I think that these are some of the better beginner's solid state amps.

I'm not really that into the "Marshall sound" but I'll admit that for the price I think the larger MG's are a way better buy than the AVT's, which cost basically as much as a tube head, yet really only differ from the MG's by the inclusion of a single 12AX7, which isn't enough gain stages to provide a pure tube distortion, so you know it's mostly solid state anyway.

When I was younger I owned a TSL100 for a while. A guy I knew sent me a few clips he'd recorded with his MG100 stack, and to be perfectly honest, they didn't sound THAT different from what I was able to record.
 
I'm not really that into the "Marshall sound" but I'll admit that for the price I think the larger MG's are a way better buy than the AVT's, which cost basically as much as a tube head, yet really only differ from the MG's by the inclusion of a single 12AX7, which isn't enough gain stages to provide a pure tube distortion, so you know it's mostly solid state anyway.
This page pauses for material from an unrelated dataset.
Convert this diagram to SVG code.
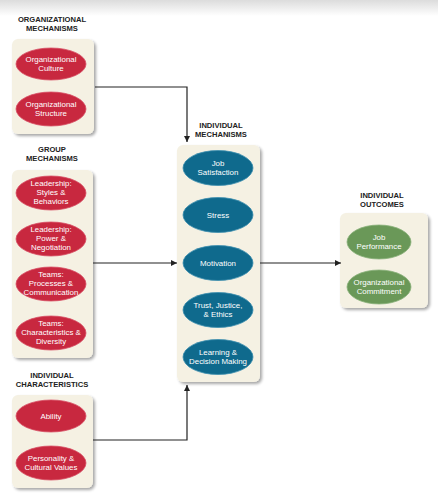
<svg xmlns="http://www.w3.org/2000/svg" width="438" height="500" viewBox="0 0 438 500">
<defs>
<linearGradient id="top" x1="0" y1="0" x2="0" y2="1">
<stop offset="0" stop-color="#dcdcdc"/>
<stop offset="1" stop-color="#ffffff"/>
</linearGradient>
<filter id="sh" x="-20%" y="-20%" width="140%" height="140%">
<feGaussianBlur in="SourceAlpha" stdDeviation="1.5"/>
<feOffset dx="1.5" dy="1.5"/>
<feComponentTransfer><feFuncA type="linear" slope="0.35"/></feComponentTransfer>
<feMerge><feMergeNode/><feMergeNode in="SourceGraphic"/></feMerge>
</filter>
<marker id="ah" viewBox="0 0 10 10" refX="10" refY="5" markerWidth="6" markerHeight="6" orient="auto" markerUnits="userSpaceOnUse">
<path d="M0,0 L10,5 L0,10 z" fill="#222"/>
</marker>
<style>
.panel{fill:#f5f1e3;filter:url(#sh)}
.red{fill:#c8283f;stroke:#d85066;stroke-width:0.8}
.blue{fill:#0f6a8d;stroke:#3d8fb0;stroke-width:0.8}
.green{fill:#6a9858;stroke:#8cb27c;stroke-width:0.8}
.t{font-family:"Liberation Sans",Arial,sans-serif;font-size:7.9px;fill:#fff;text-anchor:middle}
.h{font-family:"Liberation Sans",Arial,sans-serif;font-size:7.6px;font-weight:bold;fill:#222;text-anchor:middle}
.c{fill:none;stroke:#222;stroke-width:1.2}
</style>
</defs>
<rect x="0" y="0" width="438" height="500" fill="#fff"/>
<rect x="0" y="0" width="438" height="16" fill="url(#top)"/>

<g id="org">
<text class="h" x="52" y="22">ORGANIZATIONAL</text>
<text class="h" x="52" y="31">MECHANISMS</text>
<rect class="panel" x="12" y="39" width="82" height="95" rx="6"/>
<g id="org-culture"><ellipse class="red" cx="51" cy="64" rx="35" ry="16"/><text class="t" x="51" y="62">Organizational</text><text class="t" x="51" y="71">Culture</text></g>
<g id="org-structure"><ellipse class="red" cx="51" cy="109" rx="35" ry="17"/><text class="t" x="51" y="107">Organizational</text><text class="t" x="51" y="116">Structure</text></g>
</g>

<g id="group">
<text class="h" x="52" y="152">GROUP</text>
<text class="h" x="52" y="161">MECHANISMS</text>
<rect class="panel" x="12" y="170" width="81" height="188" rx="6"/>
<g id="lead-styles"><ellipse class="red" cx="51" cy="193" rx="35" ry="17"/><text class="t" x="51" y="186">Leadership:</text><text class="t" x="51" y="195">Styles &amp;</text><text class="t" x="51" y="204">Behaviors</text></g>
<g id="lead-power"><ellipse class="red" cx="51" cy="239" rx="35" ry="17"/><text class="t" x="51" y="232">Leadership:</text><text class="t" x="51" y="241">Power &amp;</text><text class="t" x="51" y="250">Negotiation</text></g>
<g id="teams-proc"><ellipse class="red" cx="51" cy="284" rx="35" ry="17"/><text class="t" x="51" y="277">Teams:</text><text class="t" x="51" y="286">Processes &amp;</text><text class="t" x="51" y="295">Communication</text></g>
<g id="teams-char"><ellipse class="red" cx="51" cy="333" rx="35" ry="17"/><text class="t" x="51" y="326">Teams:</text><text class="t" x="51" y="335">Characteristics &amp;</text><text class="t" x="51" y="344">Diversity</text></g>
</g>

<g id="indiv-char">
<text class="h" x="52" y="378">INDIVIDUAL</text>
<text class="h" x="52" y="387">CHARACTERISTICS</text>
<rect class="panel" x="12" y="395" width="81" height="93" rx="6"/>
<g id="ability"><ellipse class="red" cx="51" cy="416" rx="35" ry="16"/><text class="t" x="51" y="419">Ability</text></g>
<g id="personality"><ellipse class="red" cx="51" cy="463" rx="35" ry="17"/><text class="t" x="51" y="461">Personality &amp;</text><text class="t" x="51" y="470">Cultural Values</text></g>
</g>

<g id="indiv-mech">
<text class="h" x="221" y="128">INDIVIDUAL</text>
<text class="h" x="221" y="137">MECHANISMS</text>
<rect class="panel" x="177" y="145" width="83" height="237" rx="6"/>
<g id="job-sat"><ellipse class="blue" cx="218" cy="168" rx="35" ry="17.5"/><text class="t" x="218" y="166">Job</text><text class="t" x="218" y="175">Satisfaction</text></g>
<g id="stress"><ellipse class="blue" cx="218" cy="215" rx="35" ry="17.5"/><text class="t" x="218" y="218">Stress</text></g>
<g id="motivation"><ellipse class="blue" cx="218" cy="263" rx="35" ry="17.5"/><text class="t" x="218" y="266">Motivation</text></g>
<g id="trust"><ellipse class="blue" cx="218" cy="310" rx="35" ry="17.5"/><text class="t" x="218" y="308">Trust, Justice,</text><text class="t" x="218" y="317">&amp; Ethics</text></g>
<g id="learning"><ellipse class="blue" cx="218" cy="357" rx="35" ry="17.5"/><text class="t" x="218" y="355">Learning &amp;</text><text class="t" x="218" y="364">Decision Making</text></g>
</g>

<g id="outcomes">
<text class="h" x="382" y="198">INDIVIDUAL</text>
<text class="h" x="382" y="207">OUTCOMES</text>
<rect class="panel" x="340" y="213" width="88" height="95" rx="6"/>
<g id="job-perf"><ellipse class="green" cx="379" cy="242" rx="32" ry="17"/><text class="t" x="379" y="240">Job</text><text class="t" x="379" y="249">Performance</text></g>
<g id="org-commit"><ellipse class="green" cx="379" cy="287" rx="32" ry="17"/><text class="t" x="379" y="285">Organizational</text><text class="t" x="379" y="294">Commitment</text></g>
</g>

<g id="connectors">
<path class="c" d="M95,87 H187 V142" marker-end="url(#ah)"/>
<path class="c" d="M93,263 H177" marker-end="url(#ah)"/>
<path class="c" d="M93,440 H187 V385" marker-end="url(#ah)"/>
<path class="c" d="M260,263 H341" marker-end="url(#ah)"/>
</g>
</svg>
I really like those AVTs. Will post a clip later.
 
Further to the "cheap Marshall" dissin', the guitars in this were recorded with a Yamaha Pacifica, a Marshall AVT50 combo, Boss SD1 and CS3 in front, cheap sennheiser dynamic off axis in an untreated room. Didn't really mix anything as I'll probably use it as the basis of a full song. Usable results IMO.

www.soundclick.com/glasshouserecordings

"Blues Jam"
 
I'm not really that into the "Marshall sound" but I'll admit that for the price I think the larger MG's are a way better buy than the AVT's, which cost basically as much as a tube head, yet really only differ from the MG's by the inclusion of a single 12AX7, which isn't enough gain stages to provide a pure tube distortion, so you know it's mostly solid state anyway.

If you pay for an AVT what you'd pay for a tube head, then you're getting ripped off. I have an AVT head and it was about half the price of a Marshall tube head. I also think the distorted tone on the AVT heads sucks. The combos seem to be a bit better sounding. An MG sounds way better to my ears.

I don't know what happened to the valvestates. I have an old 8080 from like 1995, and that sounds great. I use it on all my recordings still. Why the hell they needed to change anything I don't know.
 
If you pay for an AVT what you'd pay for a tube head, then you're getting ripped off. I have an AVT head and it was about half the price of a Marshall tube head. I also think the distorted tone on the AVT heads sucks. The combos seem to be a bit better sounding. An MG sounds way better to my ears.

I don't know what happened to the valvestates. I have an old 8080 from like 1995, and that sounds great. I use it on all my recordings still. Why the hell they needed to change anything I don't know.

Are those the ones with the very burnished gold finish to the metal?